If we want to understand what it truly means to be human, we look to Jesus (the New Adam) and to Mary (the New Eve). They model so many virtues for us, including a refusal to shortcut the hardest human experiences like sadness.

“Jesus wept” (John 11:33). It’s the shortest verse of the Bible, and one of the most meaningful: Even though he is the resurrection and the life, even though he knew that he was about to raise Lazarus from the dead after four days in the tomb, Jesus wept. He wept over his dead friend. He wept with those who were weeping. He didn’t avoid or minimize the healthy human experience of grieving.

In the Garden of Gethsemane, Jesus became “sorrowful even to death” (Matthew 26:38). This was not a dismay at his own immanent death. Rather, he was freely taking upon himself the full depths of human suffering and misery – drinking it to the dregs. He felt in his heart every agony, every sorrow, every wound, every tragedy – the greatest of which is sin. He entered into our sadness and freely offered our human condition to his Father, crying out from the Cross the plea of every agonizing human heart: “My God, my God, why have you abandoned me?”

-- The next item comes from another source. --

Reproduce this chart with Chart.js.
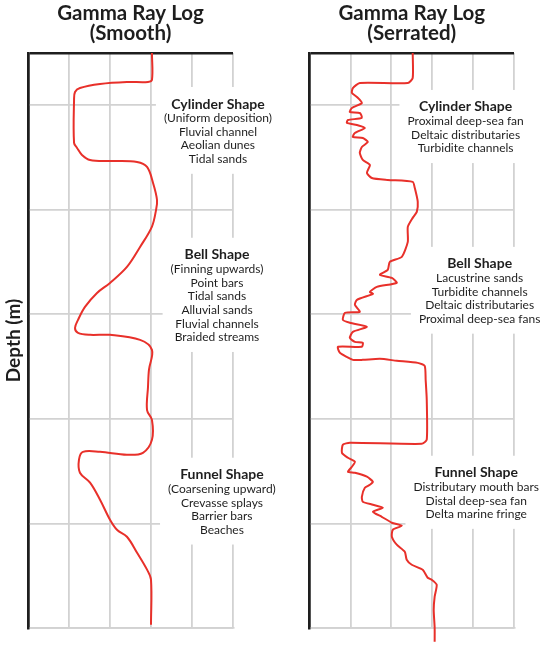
<!DOCTYPE html>
<html>
<head>
<meta charset="utf-8">
<script src="https://cdn.jsdelivr.net/npm/chart.js@4.4.1/dist/chart.umd.min.js"></script>
<style>
  body { margin: 0; background: #fff; }
  #wrap { position: relative; width: 550px; height: 646px; }
  .panel { position: absolute; top: 0; height: 646px; }
  #left { left: 0; width: 290px; }
  #right { left: 275px; width: 275px; }
</style>
</head>
<body>
<div id="wrap">
  <div class="panel" id="left"><canvas id="smoothLog"></canvas></div>
  <div class="panel" id="right"><canvas id="serratedLog"></canvas></div>
</div>
<script>
// gamma ray reading (API) against depth (m)
const smoothDepth = [5.0, 7.58, 7.77, 7.77, 7.96, 8.35, 8.73, 9.49, 13.6, 14.08, 14.75, 15.23, 15.33, 15.42, 15.9,
  17.43, 19.06, 20.0, 21.6, 23.55, 25.46, 26.99, 27.95, 29.29, 30.53, 31.3, 31.77, 31.96, 31.96, 32.44, 33.4,
  35.3, 36.95, 39.15, 40.1, 42.0, 43.24, 43.43, 43.15, 43.15, 43.9, 45.15, 46.1, 47.73, 49.64, 50.6, 51.27,
  52.8, 54.42, 55.38, 59.68];
const smoothGamma = [90.7, 90.7, 87.8, 72.4, 52.7, 38.0, 34.4, 33.7, 33.7, 35.9, 39.5, 45.4, 60.0, 79.8, 87.1,
  91.5, 94.4, 93.7, 90.7, 82.0, 72.4, 60.0, 50.5, 41.7, 36.6, 34.4, 36.6, 45.4, 60.0, 82.0, 90.7,
  88.5, 87.8, 87.1, 90.7, 90.7, 84.1, 72.4, 52.7, 40.2, 37.3, 38.0, 45.4, 52.7, 60.0, 65.1, 72.4,
  79.8, 87.1, 90.0, 90.0];

const serratedDepth = [5.0, 7.39, 7.87, 7.87, 8.35, 8.82, 9.21, 9.78, 10.26, 10.64, 10.74, 11.21, 11.41, 11.69,
  11.88, 12.17, 12.65, 13.03, 13.13, 13.51, 13.99, 14.56, 15.23, 15.71, 16.47, 16.95, 17.14, 17.33, 17.9,
  19.24, 20.2, 20.77, 21.63, 23.07, 24.5, 24.98, 25.75, 26.22, 26.51, 26.99, 27.37, 27.85, 28.04, 28.61,
  29.09, 29.76, 29.86, 30.53, 30.81, 31.19, 31.67, 32.25, 32.63, 32.72, 33.1, 33.1, 33.68, 34.35, 34.35,
  34.25, 34.44, 34.64, 34.92, 36.26, 38.17, 41.99, 42.38, 42.28, 42.47, 43.24, 43.72, 44.1, 44.58, 45.06,
  45.15, 45.53, 46.01, 46.3, 46.59, 47.45, 47.92, 48.21, 48.5, 48.88, 49.36, 49.93, 50.22, 50.6, 51.27,
  52.03, 52.7, 53.47, 53.95, 54.42, 55.19, 55.38, 55.86, 57.01, 58.25, 59.97, 61.31];
const serratedGamma = [75.7, 75.7, 72.1, 36.9, 31.8, 31.1, 34.8, 38.4, 31.1, 29.6, 36.9, 38.4, 28.2, 27.4,
  34.8, 40.6, 33.3, 31.8, 39.1, 42.8, 38.4, 36.9, 39.1, 44.3, 42.1, 45.7, 57.4, 75.7, 77.2,
  79.4, 78.7, 75.7, 72.1, 72.1, 67.7, 58.9, 57.4, 51.6, 60.4, 64.0, 49.4, 44.3, 46.5, 34.8,
  33.3, 36.9, 26.0, 24.5, 29.6, 42.1, 31.8, 29.6, 33.3, 39.1, 38.4, 20.9, 22.3, 31.8, 39.1,
  51.6, 64.0, 79.4, 84.5, 85.2, 86.0, 86.0, 82.3, 29.6, 24.5, 23.8, 28.2, 33.3, 31.1, 28.2,
  33.3, 42.1, 46.5, 44.3, 40.6, 38.4, 39.1, 46.5, 53.8, 46.5, 53.0, 60.4, 67.7, 61.1, 60.4,
  64.0, 69.9, 71.3, 75.0, 83.0, 86.7, 89.6, 93.3, 91.8, 91.1, 91.8, 91.8];

const gammaTicks = [0, 30, 60, 90, 120, 150];
const depthTicks = [5, 10, 20, 30, 40, 50, 60];

const smoothNotes = [
  ['Cylinder Shape', '(Uniform deposition)', 'Fluvial channel', 'Aeolian dunes', 'Tidal sands'],
  ['Bell Shape', '(Finning upwards)', 'Point bars', 'Tidal sands', 'Alluvial sands', 'Fluvial channels', 'Braided streams'],
  ['Funnel Shape', '(Coarsening upward)', 'Crevasse splays', 'Barrier bars', 'Beaches']
];
const serratedNotes = [
  ['Cylinder Shape', 'Proximal deep-sea fan', 'Deltaic distributaries', 'Turbidite channels'],
  ['Bell Shape', 'Lacustrine sands', 'Turbidite channels', 'Deltaic distributaries', 'Proximal deep-sea fans'],
  ['Funnel Shape', 'Distributary mouth bars', 'Distal deep-sea fan', 'Delta marine fringe']
];

const FONT = 'Lato, "Noto Sans", sans-serif';
const DARK = '#1e1e1e';
const GRID = '#d2d2d2';
const RED = '#e8302a';

// white-backed text blocks, anchored in data units
const notesPlugin = {
  id: 'notes',
  afterDatasetsDraw(chart) {
    const cfg = chart.options.plugins.notes;
    if (!cfg) return;
    const ctx = chart.ctx;
    const xs = chart.scales.x, ys = chart.scales.y;
    ctx.save();
    ctx.textAlign = 'center';
    ctx.textBaseline = 'middle';
    cfg.blocks.forEach((b, bi) => {
      const lines = cfg.lines[bi];
      const cx = xs.getPixelForValue(b.x);
      const cy = ys.getPixelForValue(b.y);
      let w = 0;
      lines.forEach((t, i) => {
        ctx.font = (i === 0 ? 'bold 14px ' : '12px ') + FONT;
        w = Math.max(w, ctx.measureText(t).width);
      });
      const h = (lines.length - 1) * 13.7;
      ctx.fillStyle = '#fff';
      ctx.fillRect(cx - w / 2 - 8, cy - 17, w + 16, h + 32);
      ctx.fillStyle = DARK;
      lines.forEach((t, i) => {
        ctx.font = (i === 0 ? 'bold 14px ' : '12px ') + FONT;
        ctx.fillText(t, cx, cy + i * 13.7 + (i > 0 ? 0.5 : 0));
      });
    });
    ctx.restore();
  }
};

function makeLog(canvasId, title, depth, gamma, notes, blocks, opts) {
  const points = depth.map((d, i) => ({ x: gamma[i], y: d }));
  return new Chart(document.getElementById(canvasId), {
    type: 'line',
    data: {
      datasets: [{
        data: points,
        borderColor: RED,
        borderWidth: 2,
        pointRadius: 0,
        tension: opts.tension,
        clip: false,
        fill: false
      }]
    },
    options: {
      responsive: true,
      maintainAspectRatio: false,
      animation: false,
      layout: { padding: { left: 0, right: opts.padRight, top: 0, bottom: 18 } },
      plugins: {
        legend: { display: false },
        tooltip: { enabled: false },
        title: {
          display: true,
          text: title,
          fullSize: false,
          color: DARK,
          font: { family: FONT, size: 20.5, weight: 'bold', lineHeight: 1.0 },
          padding: { top: 3, bottom: 9 }
        },
        notes: { blocks: blocks, lines: notes }
      },
      scales: {
        x: {
          type: 'linear',
          min: 0, max: 150,
          afterBuildTicks: s => { s.ticks = gammaTicks.map(v => ({ value: v })); },
          afterFit: s => { s.height = 0; },
          ticks: { display: false },
          grid: {
            drawTicks: false,
            color: c => c.tick && c.tick.value === 0 ? DARK : GRID,
            lineWidth: c => c.tick && c.tick.value === 0 ? 2.5 : 1.8
          },
          border: { display: true, color: GRID, width: 1.8 }
        },
        y: {
          type: 'linear',
          reverse: true,
          min: 5, max: 60,
          afterBuildTicks: s => { s.ticks = depthTicks.map(v => ({ value: v })); },
          afterFit: s => { s.width = opts.axisWidth; },
          ticks: { display: false },
          title: {
            display: opts.showTitle,
            text: 'Depth (m)',
            color: DARK,
            font: { family: FONT, size: 19, weight: 'bold' },
            padding: { top: 2, bottom: 0 }
          },
          grid: {
            drawTicks: false,
            color: c => c.tick && c.tick.value === 5 ? DARK : GRID,
            lineWidth: c => c.tick && c.tick.value === 5 ? 2.5 : 1.8
          },
          border: { display: true, color: DARK, width: 2.5 }
        }
      }
    },
    plugins: [notesPlugin]
  });
}

makeLog('smoothLog', ['Gamma Ray Log', '(Smooth)'], smoothDepth, smoothGamma, smoothNotes,
  [{ x: 139.0, y: 9.88 }, { x: 138.3, y: 24.3 }, { x: 141.9, y: 45.34 }],
  { tension: 0.35, padRight: 57, axisWidth: 28, showTitle: true });

makeLog('serratedLog', ['Gamma Ray Log', '(Serrated)'], serratedDepth, serratedGamma, serratedNotes,
  [{ x: 114.5, y: 10.16 }, { x: 124.8, y: 25.17 }, { x: 122.3, y: 45.15 }],
  { tension: 0.2, padRight: 36, axisWidth: 34.5, showTitle: false });
</script>
</body>
</html>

In the Letter to the Hebrews, we learn that Jesus’ empathy with human sorrow led him to the point of loud sobs and tears (Hebrews 5:7). Is that not what is popularly described today as an “ugly cry”? You know, the kind of uncontrollable sobbing that we suppress or avoid or feel deeply embarrassed about? Apparently, Jesus wasn’t worried about sobbing uncontrollably or oozing a little snot. Most of us are much more cautious and self-protective. As the poet T.S. Eliot used to say, “Human kind cannot bear very much reality.”

The problem with painful emotions is that, well, they’re painful. We’d rather avoid the experience of powerlessness in the face of others’ suffering. It’s easier to flee or to fix. We “flee” by avoiding those around us who are suffering in an unbearable way, like the priest and Levite in the Good Samaritan story. Our withdrawing causes their experience of abandonment and isolation to become like that of the suffering servant foretold by the prophet Isaiah: “He was spurned and avoided by men, a man of suffering, knowing pain, like one from whom people turn their face…” (Isaiah 53:3).

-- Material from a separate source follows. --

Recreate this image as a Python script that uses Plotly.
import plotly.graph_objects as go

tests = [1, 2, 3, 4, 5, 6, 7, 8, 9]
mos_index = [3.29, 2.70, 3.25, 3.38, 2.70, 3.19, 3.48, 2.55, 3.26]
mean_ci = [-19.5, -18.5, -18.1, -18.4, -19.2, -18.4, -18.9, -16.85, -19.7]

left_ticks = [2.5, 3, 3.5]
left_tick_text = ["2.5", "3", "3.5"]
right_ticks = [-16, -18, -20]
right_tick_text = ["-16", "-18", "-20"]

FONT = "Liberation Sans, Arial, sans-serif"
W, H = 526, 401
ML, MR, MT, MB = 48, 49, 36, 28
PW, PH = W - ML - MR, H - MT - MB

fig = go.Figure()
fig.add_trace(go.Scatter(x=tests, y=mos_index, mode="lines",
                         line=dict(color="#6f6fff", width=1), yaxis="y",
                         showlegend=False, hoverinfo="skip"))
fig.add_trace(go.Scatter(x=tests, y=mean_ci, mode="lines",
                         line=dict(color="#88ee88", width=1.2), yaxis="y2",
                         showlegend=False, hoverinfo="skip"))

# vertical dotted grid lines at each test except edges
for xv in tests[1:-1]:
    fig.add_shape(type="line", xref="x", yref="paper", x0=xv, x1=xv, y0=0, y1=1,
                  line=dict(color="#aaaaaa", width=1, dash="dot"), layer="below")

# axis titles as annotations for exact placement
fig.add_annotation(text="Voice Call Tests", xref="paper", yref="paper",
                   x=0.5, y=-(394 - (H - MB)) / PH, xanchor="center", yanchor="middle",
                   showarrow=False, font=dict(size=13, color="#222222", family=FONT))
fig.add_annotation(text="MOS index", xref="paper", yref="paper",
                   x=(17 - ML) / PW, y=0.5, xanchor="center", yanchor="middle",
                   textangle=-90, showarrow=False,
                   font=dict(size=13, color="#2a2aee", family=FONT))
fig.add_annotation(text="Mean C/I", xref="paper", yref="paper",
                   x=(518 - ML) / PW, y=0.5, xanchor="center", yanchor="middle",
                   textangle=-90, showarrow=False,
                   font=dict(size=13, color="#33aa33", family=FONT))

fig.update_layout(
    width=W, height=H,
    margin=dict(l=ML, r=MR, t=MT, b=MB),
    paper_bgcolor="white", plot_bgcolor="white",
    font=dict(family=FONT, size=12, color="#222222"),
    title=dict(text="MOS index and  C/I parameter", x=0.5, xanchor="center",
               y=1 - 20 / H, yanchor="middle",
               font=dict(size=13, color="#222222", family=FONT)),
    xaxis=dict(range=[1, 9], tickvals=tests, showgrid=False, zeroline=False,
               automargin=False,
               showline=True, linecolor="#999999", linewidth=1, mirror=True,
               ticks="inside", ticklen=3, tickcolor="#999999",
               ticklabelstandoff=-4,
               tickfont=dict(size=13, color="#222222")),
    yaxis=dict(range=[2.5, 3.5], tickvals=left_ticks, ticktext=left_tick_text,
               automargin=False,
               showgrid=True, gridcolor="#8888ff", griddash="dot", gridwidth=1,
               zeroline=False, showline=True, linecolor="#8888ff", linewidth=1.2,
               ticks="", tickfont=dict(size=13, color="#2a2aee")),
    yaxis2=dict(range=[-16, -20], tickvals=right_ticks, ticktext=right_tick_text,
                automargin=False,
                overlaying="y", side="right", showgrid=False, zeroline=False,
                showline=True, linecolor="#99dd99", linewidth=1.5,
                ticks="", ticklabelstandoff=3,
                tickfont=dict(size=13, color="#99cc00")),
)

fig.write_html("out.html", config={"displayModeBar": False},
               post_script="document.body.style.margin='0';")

“Fixing” is no better than fleeing. Many Christian families and faith communities, in their avoidance of “ugly” emotions, try to make it all better with a pious saying or an invitation into busyness and distraction. Fixing is not grieving, and it doesn’t actually comfort anyone. When Job was in agony, he didn’t need fixing; he needed someone to sit on the dung pile and be sad with him.

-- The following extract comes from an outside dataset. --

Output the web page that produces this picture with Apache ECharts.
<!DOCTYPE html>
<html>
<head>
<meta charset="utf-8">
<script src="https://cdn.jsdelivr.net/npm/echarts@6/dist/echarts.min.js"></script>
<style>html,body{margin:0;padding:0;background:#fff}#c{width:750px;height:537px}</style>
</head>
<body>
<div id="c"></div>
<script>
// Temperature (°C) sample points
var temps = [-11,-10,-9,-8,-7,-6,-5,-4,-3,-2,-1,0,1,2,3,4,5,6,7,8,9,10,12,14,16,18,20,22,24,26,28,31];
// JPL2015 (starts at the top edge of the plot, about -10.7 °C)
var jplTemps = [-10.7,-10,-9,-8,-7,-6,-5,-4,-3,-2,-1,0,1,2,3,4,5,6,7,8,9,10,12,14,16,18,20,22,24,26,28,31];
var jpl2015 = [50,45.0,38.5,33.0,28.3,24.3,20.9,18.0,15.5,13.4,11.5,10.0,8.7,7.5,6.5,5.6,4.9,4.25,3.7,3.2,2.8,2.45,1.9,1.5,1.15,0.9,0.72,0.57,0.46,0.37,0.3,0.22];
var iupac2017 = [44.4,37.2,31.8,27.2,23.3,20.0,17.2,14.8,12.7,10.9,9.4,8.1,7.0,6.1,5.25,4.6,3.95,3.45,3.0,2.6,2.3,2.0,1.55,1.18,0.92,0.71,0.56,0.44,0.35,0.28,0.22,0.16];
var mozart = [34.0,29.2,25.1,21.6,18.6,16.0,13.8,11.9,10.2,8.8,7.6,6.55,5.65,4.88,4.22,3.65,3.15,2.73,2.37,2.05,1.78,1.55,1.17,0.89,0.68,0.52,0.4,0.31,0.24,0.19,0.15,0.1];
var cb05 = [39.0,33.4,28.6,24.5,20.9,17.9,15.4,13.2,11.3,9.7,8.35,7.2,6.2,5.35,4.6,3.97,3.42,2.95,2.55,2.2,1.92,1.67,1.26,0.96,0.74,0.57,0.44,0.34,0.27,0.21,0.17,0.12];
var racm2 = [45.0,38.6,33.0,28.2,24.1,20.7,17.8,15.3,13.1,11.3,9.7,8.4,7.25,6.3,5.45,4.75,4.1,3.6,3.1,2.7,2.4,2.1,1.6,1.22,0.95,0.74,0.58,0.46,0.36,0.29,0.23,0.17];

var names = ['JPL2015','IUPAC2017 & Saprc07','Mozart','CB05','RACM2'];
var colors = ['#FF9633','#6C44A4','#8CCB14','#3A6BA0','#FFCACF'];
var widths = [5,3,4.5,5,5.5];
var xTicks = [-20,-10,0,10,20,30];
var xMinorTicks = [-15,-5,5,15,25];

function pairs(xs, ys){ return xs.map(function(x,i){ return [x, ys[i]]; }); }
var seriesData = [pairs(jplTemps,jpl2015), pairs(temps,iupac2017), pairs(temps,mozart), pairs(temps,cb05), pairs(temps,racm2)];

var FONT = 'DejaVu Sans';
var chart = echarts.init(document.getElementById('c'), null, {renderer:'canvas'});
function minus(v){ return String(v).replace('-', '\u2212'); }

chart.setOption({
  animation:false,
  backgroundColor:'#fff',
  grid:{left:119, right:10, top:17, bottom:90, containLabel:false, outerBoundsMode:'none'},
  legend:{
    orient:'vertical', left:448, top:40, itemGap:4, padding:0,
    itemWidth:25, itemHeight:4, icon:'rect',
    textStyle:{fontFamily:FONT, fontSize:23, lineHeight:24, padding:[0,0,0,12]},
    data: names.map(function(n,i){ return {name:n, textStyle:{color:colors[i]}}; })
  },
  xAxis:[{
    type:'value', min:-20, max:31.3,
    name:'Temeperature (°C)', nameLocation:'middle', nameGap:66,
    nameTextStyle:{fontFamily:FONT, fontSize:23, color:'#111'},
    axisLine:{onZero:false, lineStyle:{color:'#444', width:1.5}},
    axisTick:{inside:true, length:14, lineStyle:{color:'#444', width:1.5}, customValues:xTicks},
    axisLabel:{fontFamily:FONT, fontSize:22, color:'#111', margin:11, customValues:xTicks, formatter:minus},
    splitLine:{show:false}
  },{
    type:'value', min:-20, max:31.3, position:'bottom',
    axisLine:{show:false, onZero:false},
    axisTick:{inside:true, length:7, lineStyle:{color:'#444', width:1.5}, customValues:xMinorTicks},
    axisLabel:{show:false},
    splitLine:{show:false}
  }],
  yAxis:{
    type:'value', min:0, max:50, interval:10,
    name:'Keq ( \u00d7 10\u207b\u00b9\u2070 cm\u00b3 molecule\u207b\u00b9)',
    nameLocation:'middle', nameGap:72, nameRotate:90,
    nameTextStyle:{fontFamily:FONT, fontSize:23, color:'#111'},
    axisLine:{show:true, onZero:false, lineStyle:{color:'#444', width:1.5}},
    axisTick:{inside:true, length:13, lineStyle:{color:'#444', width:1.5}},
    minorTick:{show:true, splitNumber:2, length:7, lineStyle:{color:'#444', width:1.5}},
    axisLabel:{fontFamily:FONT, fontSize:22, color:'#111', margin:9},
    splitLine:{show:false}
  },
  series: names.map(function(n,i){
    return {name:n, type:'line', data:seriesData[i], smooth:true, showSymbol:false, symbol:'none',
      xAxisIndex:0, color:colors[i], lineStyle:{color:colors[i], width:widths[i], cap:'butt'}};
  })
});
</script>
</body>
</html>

On Good Friday, Jesus drank the chalice of human suffering to the full. He refused to numb his pain with the gall offered him. Likewise, his mother Mary stood at the foot of the Cross (John 19:25). She suffered together with him, refusing to avoid or escape.

On Holy Saturday, Jesus descended into hell, and Mary continued watching and waiting in sorrowful hope. Perhaps she had some inkling of the resurrection to come – but surely not of when or how. Hope is hard. We know that God is faithful, but during the darkest moments we have no idea how long the suffering will last, or how our prayers will be answered. We are tempted to take a shortcut and avoid the full experience of Good Friday and Holy Saturday.

The joy of Easter Sunday indeed comes as promised – but often in ways that catch us by surprise. Intense sorrow is no obstacle to intense joy – quite the opposite. It is only when we learn to stop hardening our hearts and protecting ourselves that we become capable, not only of embracing the “ugly” human experiences that we’d rather avoid, but also of experiencing the boundless joy of the resurrection. May Jesus open our hearts and help us to empathize with each other as we watch and wait in hope.